▸ TASK DETAILS:
Below this line is a set of entries; quote exactly the lines from the line that contains "Reproduce this chart" to the line that contains "from matplotlib.patches import Rectangle", both lines included.

▸ RECORDS SUPPLIED:
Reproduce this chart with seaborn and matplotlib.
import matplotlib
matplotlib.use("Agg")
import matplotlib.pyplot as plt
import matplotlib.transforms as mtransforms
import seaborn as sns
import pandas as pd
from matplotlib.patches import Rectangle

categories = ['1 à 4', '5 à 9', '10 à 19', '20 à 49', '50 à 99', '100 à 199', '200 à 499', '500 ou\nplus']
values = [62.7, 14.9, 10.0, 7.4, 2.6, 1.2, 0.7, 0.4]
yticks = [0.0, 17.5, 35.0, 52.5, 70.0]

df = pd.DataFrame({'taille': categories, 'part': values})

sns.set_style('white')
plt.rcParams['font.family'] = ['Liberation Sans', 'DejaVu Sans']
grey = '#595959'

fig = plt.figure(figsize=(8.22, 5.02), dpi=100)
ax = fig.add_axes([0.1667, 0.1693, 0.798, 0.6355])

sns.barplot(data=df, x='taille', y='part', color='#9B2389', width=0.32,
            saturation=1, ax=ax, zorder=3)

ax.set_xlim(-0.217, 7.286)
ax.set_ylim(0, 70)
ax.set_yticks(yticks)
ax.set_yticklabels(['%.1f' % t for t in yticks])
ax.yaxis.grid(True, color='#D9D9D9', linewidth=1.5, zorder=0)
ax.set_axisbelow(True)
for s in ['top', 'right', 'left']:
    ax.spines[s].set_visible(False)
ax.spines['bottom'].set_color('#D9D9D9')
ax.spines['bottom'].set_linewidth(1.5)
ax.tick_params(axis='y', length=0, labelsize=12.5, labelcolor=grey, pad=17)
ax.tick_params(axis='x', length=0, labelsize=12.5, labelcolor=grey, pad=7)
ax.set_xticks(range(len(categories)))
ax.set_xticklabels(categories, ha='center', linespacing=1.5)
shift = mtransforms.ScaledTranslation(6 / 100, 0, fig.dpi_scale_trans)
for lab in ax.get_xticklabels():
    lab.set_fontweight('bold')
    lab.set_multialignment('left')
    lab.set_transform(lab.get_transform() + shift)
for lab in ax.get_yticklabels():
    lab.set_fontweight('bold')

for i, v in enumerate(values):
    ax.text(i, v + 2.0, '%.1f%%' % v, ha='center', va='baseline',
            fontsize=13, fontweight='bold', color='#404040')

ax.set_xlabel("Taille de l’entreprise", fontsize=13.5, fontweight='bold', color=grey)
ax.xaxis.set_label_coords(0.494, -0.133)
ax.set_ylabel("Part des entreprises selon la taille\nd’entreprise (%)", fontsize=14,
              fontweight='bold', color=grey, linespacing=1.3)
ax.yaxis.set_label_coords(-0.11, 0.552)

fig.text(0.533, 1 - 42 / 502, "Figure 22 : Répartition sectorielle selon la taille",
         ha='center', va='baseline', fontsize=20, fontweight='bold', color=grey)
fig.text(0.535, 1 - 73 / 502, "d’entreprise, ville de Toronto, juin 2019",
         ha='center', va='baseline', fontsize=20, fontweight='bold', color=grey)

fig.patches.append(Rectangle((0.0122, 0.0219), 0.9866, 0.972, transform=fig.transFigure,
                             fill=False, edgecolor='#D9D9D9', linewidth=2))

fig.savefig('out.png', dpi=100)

---

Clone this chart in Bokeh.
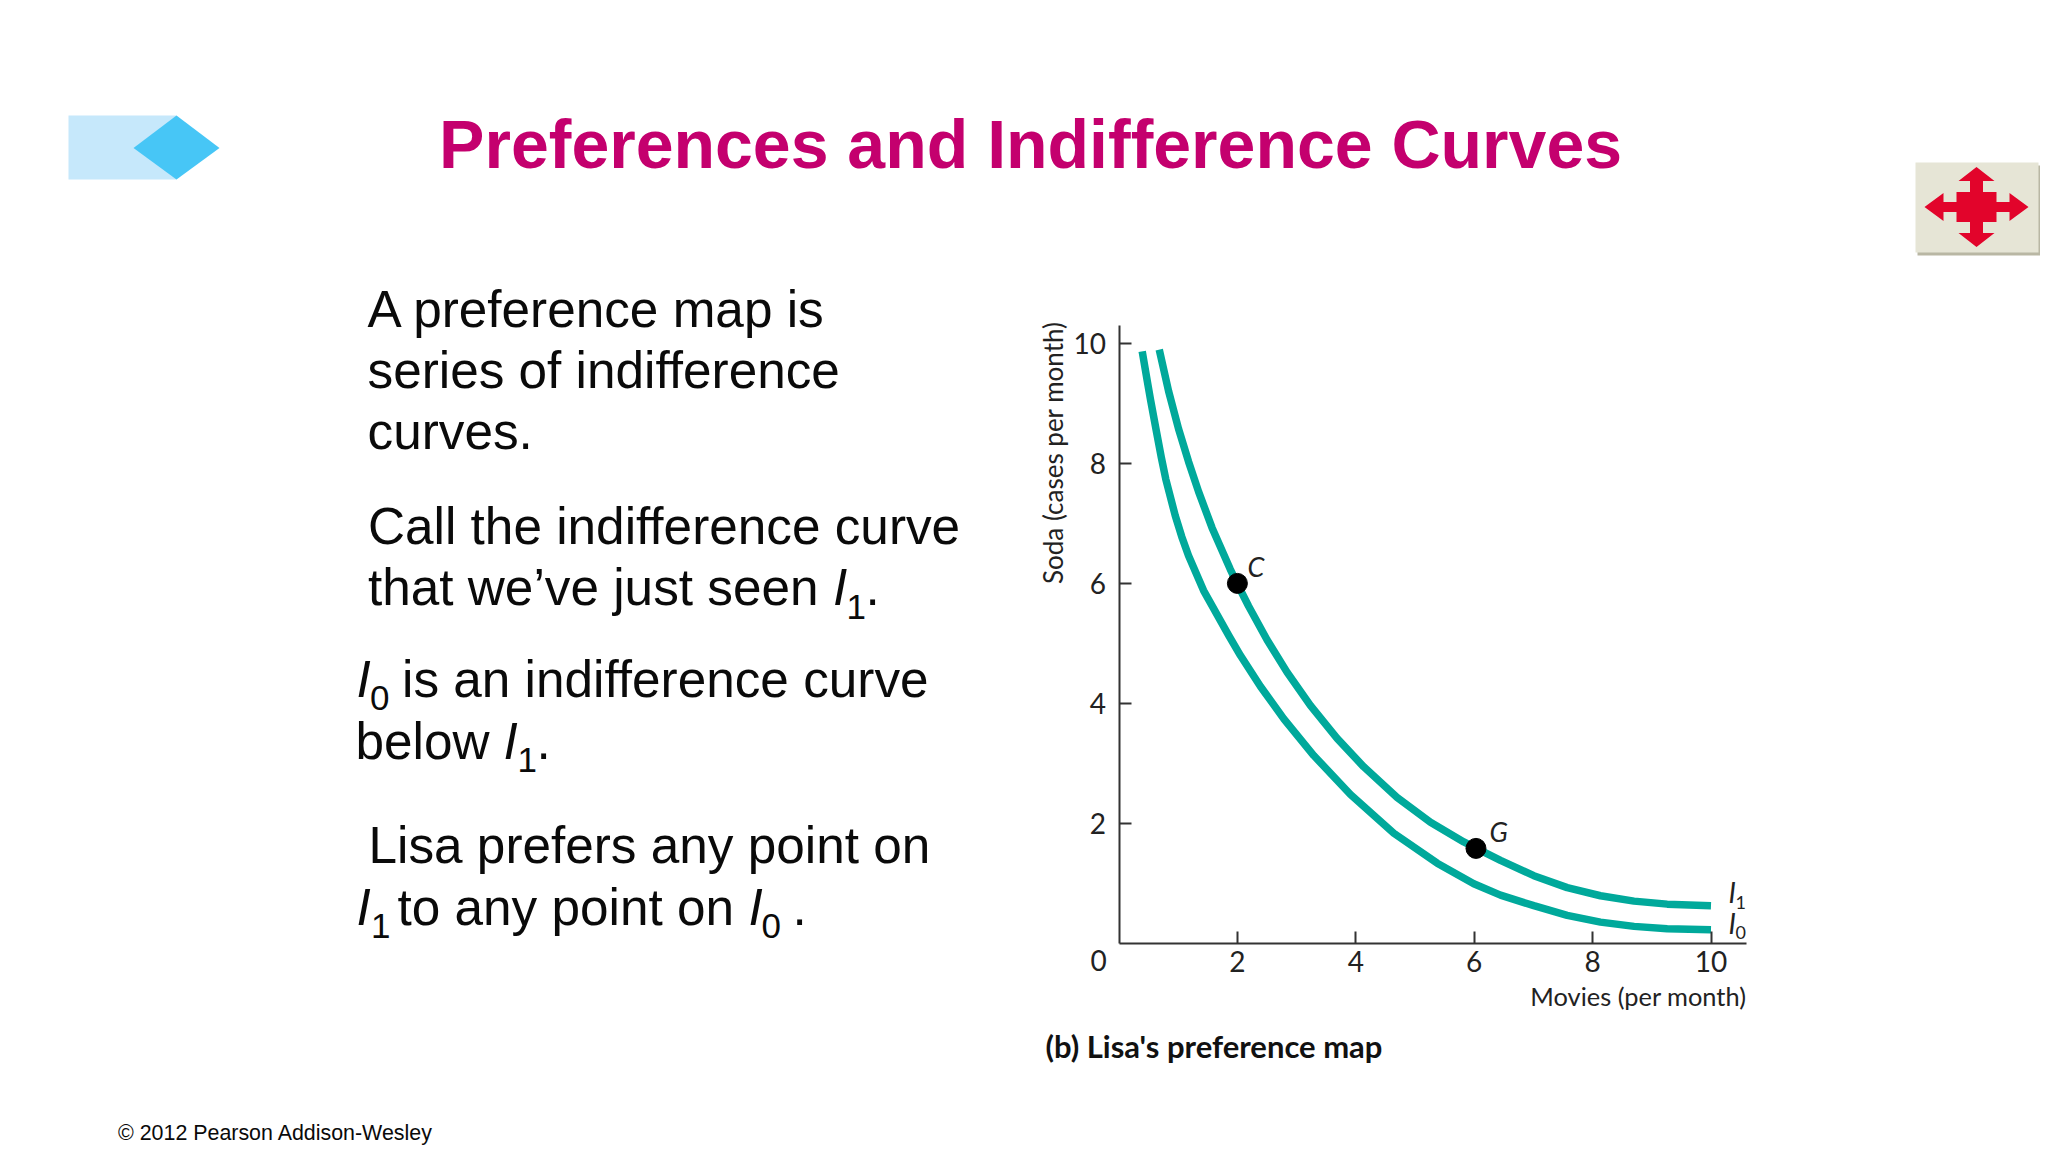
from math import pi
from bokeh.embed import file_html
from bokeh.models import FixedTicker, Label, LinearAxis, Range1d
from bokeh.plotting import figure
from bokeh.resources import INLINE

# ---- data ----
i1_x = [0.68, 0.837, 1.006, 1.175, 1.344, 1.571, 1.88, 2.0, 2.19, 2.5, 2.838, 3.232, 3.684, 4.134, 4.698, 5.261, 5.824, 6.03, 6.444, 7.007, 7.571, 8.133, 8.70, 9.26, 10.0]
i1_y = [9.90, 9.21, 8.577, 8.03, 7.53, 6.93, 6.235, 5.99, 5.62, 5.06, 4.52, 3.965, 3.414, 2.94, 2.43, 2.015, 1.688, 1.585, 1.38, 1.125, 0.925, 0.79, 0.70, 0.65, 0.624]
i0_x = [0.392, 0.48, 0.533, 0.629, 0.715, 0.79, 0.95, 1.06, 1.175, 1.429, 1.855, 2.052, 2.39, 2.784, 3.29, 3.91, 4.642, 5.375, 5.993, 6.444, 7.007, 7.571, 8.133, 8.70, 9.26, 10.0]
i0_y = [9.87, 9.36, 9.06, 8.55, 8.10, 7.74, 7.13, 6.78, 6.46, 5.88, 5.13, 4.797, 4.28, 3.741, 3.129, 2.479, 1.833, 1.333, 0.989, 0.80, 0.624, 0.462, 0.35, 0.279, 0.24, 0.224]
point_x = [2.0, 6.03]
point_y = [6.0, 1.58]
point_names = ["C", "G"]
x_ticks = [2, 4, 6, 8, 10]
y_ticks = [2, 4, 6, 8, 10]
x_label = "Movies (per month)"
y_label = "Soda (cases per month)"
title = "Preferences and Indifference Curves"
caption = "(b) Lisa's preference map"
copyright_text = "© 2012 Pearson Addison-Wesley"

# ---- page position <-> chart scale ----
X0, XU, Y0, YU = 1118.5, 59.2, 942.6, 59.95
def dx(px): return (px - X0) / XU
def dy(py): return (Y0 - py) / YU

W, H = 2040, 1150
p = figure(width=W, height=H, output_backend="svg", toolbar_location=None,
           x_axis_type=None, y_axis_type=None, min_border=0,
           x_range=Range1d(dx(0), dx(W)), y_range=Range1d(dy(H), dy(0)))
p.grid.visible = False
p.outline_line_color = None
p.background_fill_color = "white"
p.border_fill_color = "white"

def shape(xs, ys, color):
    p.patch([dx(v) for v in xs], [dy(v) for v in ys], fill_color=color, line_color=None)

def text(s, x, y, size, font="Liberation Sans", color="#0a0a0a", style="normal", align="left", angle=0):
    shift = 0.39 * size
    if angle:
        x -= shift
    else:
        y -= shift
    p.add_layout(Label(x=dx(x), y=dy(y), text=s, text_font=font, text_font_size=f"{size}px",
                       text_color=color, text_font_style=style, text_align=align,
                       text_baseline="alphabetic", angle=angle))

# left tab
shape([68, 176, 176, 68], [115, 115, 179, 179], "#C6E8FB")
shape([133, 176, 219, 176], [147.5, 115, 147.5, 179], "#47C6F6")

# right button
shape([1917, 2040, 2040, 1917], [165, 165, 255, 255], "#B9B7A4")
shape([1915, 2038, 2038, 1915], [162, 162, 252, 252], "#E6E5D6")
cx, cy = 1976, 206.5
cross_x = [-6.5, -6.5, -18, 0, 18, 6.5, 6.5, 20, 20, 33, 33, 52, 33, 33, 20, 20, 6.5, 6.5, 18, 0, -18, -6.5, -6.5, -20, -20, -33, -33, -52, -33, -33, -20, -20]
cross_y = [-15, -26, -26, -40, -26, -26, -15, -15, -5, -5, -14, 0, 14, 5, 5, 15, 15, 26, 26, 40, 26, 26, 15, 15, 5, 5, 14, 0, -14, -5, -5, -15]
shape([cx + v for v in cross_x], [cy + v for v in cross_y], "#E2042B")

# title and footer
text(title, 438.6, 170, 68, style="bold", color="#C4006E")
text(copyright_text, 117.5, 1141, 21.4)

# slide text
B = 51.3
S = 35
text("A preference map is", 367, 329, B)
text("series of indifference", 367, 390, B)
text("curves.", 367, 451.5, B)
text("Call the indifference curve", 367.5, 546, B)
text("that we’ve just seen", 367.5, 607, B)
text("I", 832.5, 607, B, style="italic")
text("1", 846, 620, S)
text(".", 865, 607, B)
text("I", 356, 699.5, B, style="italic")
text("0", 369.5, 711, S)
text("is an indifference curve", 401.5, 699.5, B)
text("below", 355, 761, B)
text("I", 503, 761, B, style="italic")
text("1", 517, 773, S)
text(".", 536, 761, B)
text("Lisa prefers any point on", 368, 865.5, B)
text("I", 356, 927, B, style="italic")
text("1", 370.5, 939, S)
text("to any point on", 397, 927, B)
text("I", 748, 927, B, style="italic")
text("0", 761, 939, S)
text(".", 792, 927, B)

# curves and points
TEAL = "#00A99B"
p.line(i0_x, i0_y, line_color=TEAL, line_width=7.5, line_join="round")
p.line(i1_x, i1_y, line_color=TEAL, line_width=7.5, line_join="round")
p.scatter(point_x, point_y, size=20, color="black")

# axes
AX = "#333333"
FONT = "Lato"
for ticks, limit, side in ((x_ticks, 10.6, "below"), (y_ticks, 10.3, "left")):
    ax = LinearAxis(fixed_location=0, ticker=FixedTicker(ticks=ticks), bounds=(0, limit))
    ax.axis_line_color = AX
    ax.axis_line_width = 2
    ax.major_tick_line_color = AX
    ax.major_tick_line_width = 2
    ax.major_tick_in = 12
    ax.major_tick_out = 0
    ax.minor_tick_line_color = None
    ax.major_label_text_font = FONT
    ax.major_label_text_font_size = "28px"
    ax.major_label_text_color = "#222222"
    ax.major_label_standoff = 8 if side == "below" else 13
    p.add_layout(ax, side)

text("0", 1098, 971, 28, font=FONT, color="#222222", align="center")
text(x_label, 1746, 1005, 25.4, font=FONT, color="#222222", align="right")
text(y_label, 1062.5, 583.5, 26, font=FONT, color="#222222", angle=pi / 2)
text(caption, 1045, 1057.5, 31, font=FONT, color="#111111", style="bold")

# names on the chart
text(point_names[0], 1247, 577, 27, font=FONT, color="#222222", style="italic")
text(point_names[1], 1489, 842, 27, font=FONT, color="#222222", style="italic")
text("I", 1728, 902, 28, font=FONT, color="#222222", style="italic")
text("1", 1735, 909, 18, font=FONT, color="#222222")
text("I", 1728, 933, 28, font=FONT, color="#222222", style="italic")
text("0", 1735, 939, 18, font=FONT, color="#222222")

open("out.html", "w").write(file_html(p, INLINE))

▸ ANSWER TO THE EXERCISE:
Reproduce this chart with seaborn and matplotlib.
import matplotlib
matplotlib.use("Agg")
import matplotlib.pyplot as plt
import matplotlib.transforms as mtransforms
import seaborn as sns
import pandas as pd
from matplotlib.patches import Rectangle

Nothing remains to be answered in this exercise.